MEPs amended the EU Commission’s legislative proposals known as the “Fourth Railway Package” aimed at boosting competitiveness in the European rail sector and offering better services to the passengers.
This latest railway proposal came 12 years after the first package of legislation, which was aimed at injecting competition into Europe’s market and creating seamless travel and cargo links across the then 25 EU countries with railways (Malta and Cyprus do not).
While the amendments approved by the Parliament in plenary session pertaining to the technical aspects of the proposal are in line with what the EU executive had proposed, changes to the “market pillar” proposal were criticised as “unambitious” by the commissioner in charge of transport, Siim Kallas. The commissioner regretted that the vote was “yet another demonstration of the tenacity of the vested national interests that proved more appealing to MEPs than the balanced and well-reasoned compromises”.
Like similar setbacks in air and road transport, many countries have continued to protect traditional railway companies from competition and technical problems – such as a jigsaw of signalling systems.

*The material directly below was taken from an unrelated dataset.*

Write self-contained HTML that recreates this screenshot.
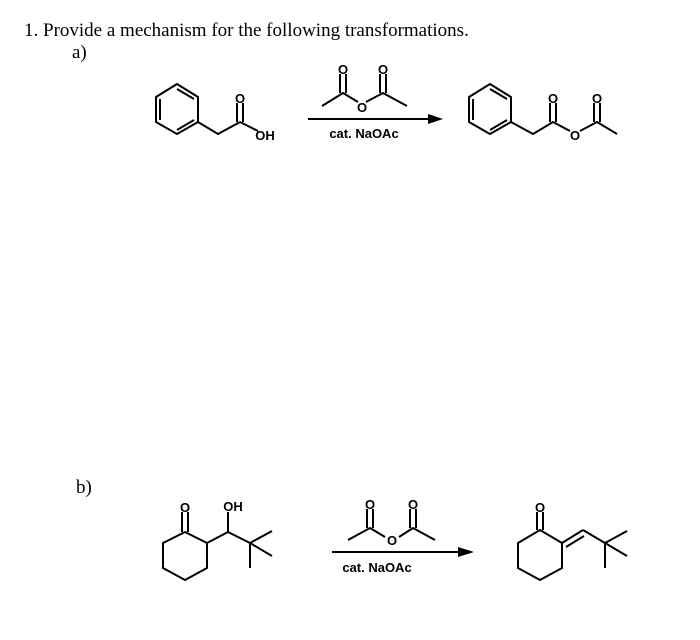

Kallas deplored that the Parliament had postponed the competitive tendering procedures for public service contracts to 2023 and made them subject to exceptions.
MEPs have set a certain number of limits such as a maximum duration on the tendering of public service contracts to new operators. They also require that national authorities “justify awarding them directly on efficiency criteria such as punctuality of services, cost-efficiency, frequency of train operations, and customer satisfaction”.
The Parliament has also set out rules to protect workers, so that operators will have to comply with the local social standards in place.
“They would also have to comply with the relevant collective agreements and ensure decent employment and working conditions,” the Parliament's press release went on to say.
For MEPs the vote safeguards the important role of public service contracts and helps new and/or small operators to compete for public contracts.
The Parliament also approved the technical simplification of the European rail, since there are currently over 11,000 different national technical and safety rules in each of the 28 member states, “hampering” competition and “leading to excessive administrative costs,” the European People’s Party said in a statement.
The European lawmakers also gave greater power to the European Railway Agency (ERA) on issues such as the issuing of safety certificates and vehicle authorisations in the EU, which should help bring down administrative costs and make the rail even more environmentally-friendly.
After this vote, the legislative proposal will be submitted to the Council for a position, after which the two sides may negotiate.